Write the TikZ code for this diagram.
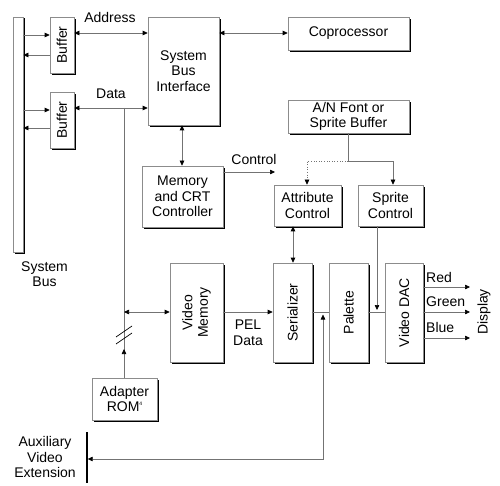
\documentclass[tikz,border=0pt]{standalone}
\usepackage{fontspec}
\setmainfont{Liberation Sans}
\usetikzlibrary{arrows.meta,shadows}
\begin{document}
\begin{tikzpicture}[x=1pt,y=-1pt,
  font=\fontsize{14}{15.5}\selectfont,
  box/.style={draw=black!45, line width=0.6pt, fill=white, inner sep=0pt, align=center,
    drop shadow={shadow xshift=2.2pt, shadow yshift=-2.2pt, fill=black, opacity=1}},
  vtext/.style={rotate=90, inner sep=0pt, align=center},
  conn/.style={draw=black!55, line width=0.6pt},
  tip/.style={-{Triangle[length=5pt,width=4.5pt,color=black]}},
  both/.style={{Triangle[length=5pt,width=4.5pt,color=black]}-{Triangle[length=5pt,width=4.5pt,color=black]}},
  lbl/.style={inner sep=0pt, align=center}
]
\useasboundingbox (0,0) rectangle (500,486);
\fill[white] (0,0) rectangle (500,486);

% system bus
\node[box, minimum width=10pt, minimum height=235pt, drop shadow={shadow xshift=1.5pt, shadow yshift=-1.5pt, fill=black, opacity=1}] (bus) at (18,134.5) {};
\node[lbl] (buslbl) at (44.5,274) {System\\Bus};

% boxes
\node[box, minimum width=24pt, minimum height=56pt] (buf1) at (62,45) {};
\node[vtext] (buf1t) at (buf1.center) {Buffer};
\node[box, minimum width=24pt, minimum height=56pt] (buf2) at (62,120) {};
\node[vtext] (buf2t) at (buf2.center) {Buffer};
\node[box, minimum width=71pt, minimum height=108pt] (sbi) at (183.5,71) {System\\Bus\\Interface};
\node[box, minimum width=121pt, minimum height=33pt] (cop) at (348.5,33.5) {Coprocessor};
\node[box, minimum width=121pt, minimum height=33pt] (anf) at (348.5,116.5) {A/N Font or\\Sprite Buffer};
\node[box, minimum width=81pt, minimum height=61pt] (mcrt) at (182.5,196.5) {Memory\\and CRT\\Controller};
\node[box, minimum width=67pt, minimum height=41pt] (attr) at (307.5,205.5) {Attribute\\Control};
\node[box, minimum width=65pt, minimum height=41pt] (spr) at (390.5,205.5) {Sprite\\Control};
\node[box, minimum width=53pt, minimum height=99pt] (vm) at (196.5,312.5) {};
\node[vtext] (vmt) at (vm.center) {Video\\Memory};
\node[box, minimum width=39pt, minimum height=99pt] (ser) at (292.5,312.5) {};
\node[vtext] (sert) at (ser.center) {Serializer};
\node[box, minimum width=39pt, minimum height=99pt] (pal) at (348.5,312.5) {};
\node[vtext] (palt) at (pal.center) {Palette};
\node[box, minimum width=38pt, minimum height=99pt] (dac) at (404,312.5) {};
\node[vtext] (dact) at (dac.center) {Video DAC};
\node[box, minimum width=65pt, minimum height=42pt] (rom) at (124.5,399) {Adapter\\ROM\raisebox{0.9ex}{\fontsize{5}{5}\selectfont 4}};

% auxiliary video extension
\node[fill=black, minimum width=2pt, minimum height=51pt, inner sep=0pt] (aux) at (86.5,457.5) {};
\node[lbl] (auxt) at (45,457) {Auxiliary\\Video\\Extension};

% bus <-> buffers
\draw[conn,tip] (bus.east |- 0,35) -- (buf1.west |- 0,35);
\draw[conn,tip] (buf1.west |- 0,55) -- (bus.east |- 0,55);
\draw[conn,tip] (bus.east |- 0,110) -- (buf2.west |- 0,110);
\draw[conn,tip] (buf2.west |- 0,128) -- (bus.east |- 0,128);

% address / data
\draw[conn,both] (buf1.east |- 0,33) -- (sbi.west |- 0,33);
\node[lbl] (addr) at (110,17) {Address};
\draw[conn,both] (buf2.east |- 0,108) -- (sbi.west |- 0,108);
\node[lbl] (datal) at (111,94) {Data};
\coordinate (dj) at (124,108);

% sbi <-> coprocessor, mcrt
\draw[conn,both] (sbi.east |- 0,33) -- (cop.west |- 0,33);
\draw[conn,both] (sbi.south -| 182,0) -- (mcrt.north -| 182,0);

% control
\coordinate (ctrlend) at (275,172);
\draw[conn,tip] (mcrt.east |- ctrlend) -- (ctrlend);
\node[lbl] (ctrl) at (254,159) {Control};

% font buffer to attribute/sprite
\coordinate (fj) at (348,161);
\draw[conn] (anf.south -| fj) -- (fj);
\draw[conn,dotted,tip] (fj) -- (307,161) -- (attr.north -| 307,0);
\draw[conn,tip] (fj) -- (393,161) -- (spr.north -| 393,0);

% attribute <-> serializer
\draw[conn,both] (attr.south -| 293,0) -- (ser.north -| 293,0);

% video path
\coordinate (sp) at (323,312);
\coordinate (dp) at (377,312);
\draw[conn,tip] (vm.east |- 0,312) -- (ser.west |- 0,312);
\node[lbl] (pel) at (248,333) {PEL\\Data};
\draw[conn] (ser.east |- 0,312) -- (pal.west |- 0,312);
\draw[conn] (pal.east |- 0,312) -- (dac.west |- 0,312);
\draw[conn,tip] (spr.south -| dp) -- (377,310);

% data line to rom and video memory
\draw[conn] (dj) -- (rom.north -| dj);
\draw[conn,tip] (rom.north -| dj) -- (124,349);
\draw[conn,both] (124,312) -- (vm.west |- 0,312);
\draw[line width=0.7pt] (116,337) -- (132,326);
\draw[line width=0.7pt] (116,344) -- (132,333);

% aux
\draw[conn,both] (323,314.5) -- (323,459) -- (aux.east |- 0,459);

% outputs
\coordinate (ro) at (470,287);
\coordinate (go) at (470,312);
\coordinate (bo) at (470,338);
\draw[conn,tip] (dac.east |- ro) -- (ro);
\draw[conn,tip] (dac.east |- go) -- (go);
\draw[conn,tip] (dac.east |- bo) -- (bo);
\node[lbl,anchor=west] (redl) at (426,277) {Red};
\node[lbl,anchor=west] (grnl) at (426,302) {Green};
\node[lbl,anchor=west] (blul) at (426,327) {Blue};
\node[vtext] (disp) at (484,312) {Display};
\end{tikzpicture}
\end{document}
============
- **EXERCISE INSTRUCTIONS**
Copy out every line of the material above exactly, skipping the pictures.

- **EXERCISE SOLUTION**
Write the TikZ code for this diagram.
\documentclass[tikz,border=0pt]{standalone}
\usepackage{fontspec}
\setmainfont{Liberation Sans}
\usetikzlibrary{arrows.meta,shadows}
\begin{document}
\begin{tikzpicture}[x=1pt,y=-1pt,
  font=\fontsize{14}{15.5}\selectfont,
  box/.style={draw=black!45, line width=0.6pt, fill=white, inner sep=0pt, align=center,
    drop shadow={shadow xshift=2.2pt, shadow yshift=-2.2pt, fill=black, opacity=1}},
  vtext/.style={rotate=90, inner sep=0pt, align=center},
  conn/.style={draw=black!55, line width=0.6pt},
  tip/.style={-{Triangle[length=5pt,width=4.5pt,color=black]}},
  both/.style={{Triangle[length=5pt,width=4.5pt,color=black]}-{Triangle[length=5pt,width=4.5pt,color=black]}},
  lbl/.style={inner sep=0pt, align=center}
]
\useasboundingbox (0,0) rectangle (500,486);
\fill[white] (0,0) rectangle (500,486);

% system bus
\node[box, minimum width=10pt, minimum height=235pt, drop shadow={shadow xshift=1.5pt, shadow yshift=-1.5pt, fill=black, opacity=1}] (bus) at (18,134.5) {};
\node[lbl] (buslbl) at (44.5,274) {System\\Bus};

% boxes
\node[box, minimum width=24pt, minimum height=56pt] (buf1) at (62,45) {};
\node[vtext] (buf1t) at (buf1.center) {Buffer};
\node[box, minimum width=24pt, minimum height=56pt] (buf2) at (62,120) {};
\node[vtext] (buf2t) at (buf2.center) {Buffer};
\node[box, minimum width=71pt, minimum height=108pt] (sbi) at (183.5,71) {System\\Bus\\Interface};
\node[box, minimum width=121pt, minimum height=33pt] (cop) at (348.5,33.5) {Coprocessor};
\node[box, minimum width=121pt, minimum height=33pt] (anf) at (348.5,116.5) {A/N Font or\\Sprite Buffer};
\node[box, minimum width=81pt, minimum height=61pt] (mcrt) at (182.5,196.5) {Memory\\and CRT\\Controller};
\node[box, minimum width=67pt, minimum height=41pt] (attr) at (307.5,205.5) {Attribute\\Control};
\node[box, minimum width=65pt, minimum height=41pt] (spr) at (390.5,205.5) {Sprite\\Control};
\node[box, minimum width=53pt, minimum height=99pt] (vm) at (196.5,312.5) {};
\node[vtext] (vmt) at (vm.center) {Video\\Memory};
\node[box, minimum width=39pt, minimum height=99pt] (ser) at (292.5,312.5) {};
\node[vtext] (sert) at (ser.center) {Serializer};
\node[box, minimum width=39pt, minimum height=99pt] (pal) at (348.5,312.5) {};
\node[vtext] (palt) at (pal.center) {Palette};
\node[box, minimum width=38pt, minimum height=99pt] (dac) at (404,312.5) {};
\node[vtext] (dact) at (dac.center) {Video DAC};
\node[box, minimum width=65pt, minimum height=42pt] (rom) at (124.5,399) {Adapter\\ROM\raisebox{0.9ex}{\fontsize{5}{5}\selectfont 4}};

% auxiliary video extension
\node[fill=black, minimum width=2pt, minimum height=51pt, inner sep=0pt] (aux) at (86.5,457.5) {};
\node[lbl] (auxt) at (45,457) {Auxiliary\\Video\\Extension};

% bus <-> buffers
\draw[conn,tip] (bus.east |- 0,35) -- (buf1.west |- 0,35);
\draw[conn,tip] (buf1.west |- 0,55) -- (bus.east |- 0,55);
\draw[conn,tip] (bus.east |- 0,110) -- (buf2.west |- 0,110);
\draw[conn,tip] (buf2.west |- 0,128) -- (bus.east |- 0,128);

% address / data
\draw[conn,both] (buf1.east |- 0,33) -- (sbi.west |- 0,33);
\node[lbl] (addr) at (110,17) {Address};
\draw[conn,both] (buf2.east |- 0,108) -- (sbi.west |- 0,108);
\node[lbl] (datal) at (111,94) {Data};
\coordinate (dj) at (124,108);

% sbi <-> coprocessor, mcrt
\draw[conn,both] (sbi.east |- 0,33) -- (cop.west |- 0,33);
\draw[conn,both] (sbi.south -| 182,0) -- (mcrt.north -| 182,0);

% control
\coordinate (ctrlend) at (275,172);
\draw[conn,tip] (mcrt.east |- ctrlend) -- (ctrlend);
\node[lbl] (ctrl) at (254,159) {Control};

% font buffer to attribute/sprite
\coordinate (fj) at (348,161);
\draw[conn] (anf.south -| fj) -- (fj);
\draw[conn,dotted,tip] (fj) -- (307,161) -- (attr.north -| 307,0);
\draw[conn,tip] (fj) -- (393,161) -- (spr.north -| 393,0);

% attribute <-> serializer
\draw[conn,both] (attr.south -| 293,0) -- (ser.north -| 293,0);

% video path
\coordinate (sp) at (323,312);
\coordinate (dp) at (377,312);
\draw[conn,tip] (vm.east |- 0,312) -- (ser.west |- 0,312);
\node[lbl] (pel) at (248,333) {PEL\\Data};
\draw[conn] (ser.east |- 0,312) -- (pal.west |- 0,312);
\draw[conn] (pal.east |- 0,312) -- (dac.west |- 0,312);
\draw[conn,tip] (spr.south -| dp) -- (377,310);

% data line to rom and video memory
\draw[conn] (dj) -- (rom.north -| dj);
\draw[conn,tip] (rom.north -| dj) -- (124,349);
\draw[conn,both] (124,312) -- (vm.west |- 0,312);
\draw[line width=0.7pt] (116,337) -- (132,326);
\draw[line width=0.7pt] (116,344) -- (132,333);

% aux
\draw[conn,both] (323,314.5) -- (323,459) -- (aux.east |- 0,459);

% outputs
\coordinate (ro) at (470,287);
\coordinate (go) at (470,312);
\coordinate (bo) at (470,338);
\draw[conn,tip] (dac.east |- ro) -- (ro);
\draw[conn,tip] (dac.east |- go) -- (go);
\draw[conn,tip] (dac.east |- bo) -- (bo);
\node[lbl,anchor=west] (redl) at (426,277) {Red};
\node[lbl,anchor=west] (grnl) at (426,302) {Green};
\node[lbl,anchor=west] (blul) at (426,327) {Blue};
\node[vtext] (disp) at (484,312) {Display};
\end{tikzpicture}
\end{document}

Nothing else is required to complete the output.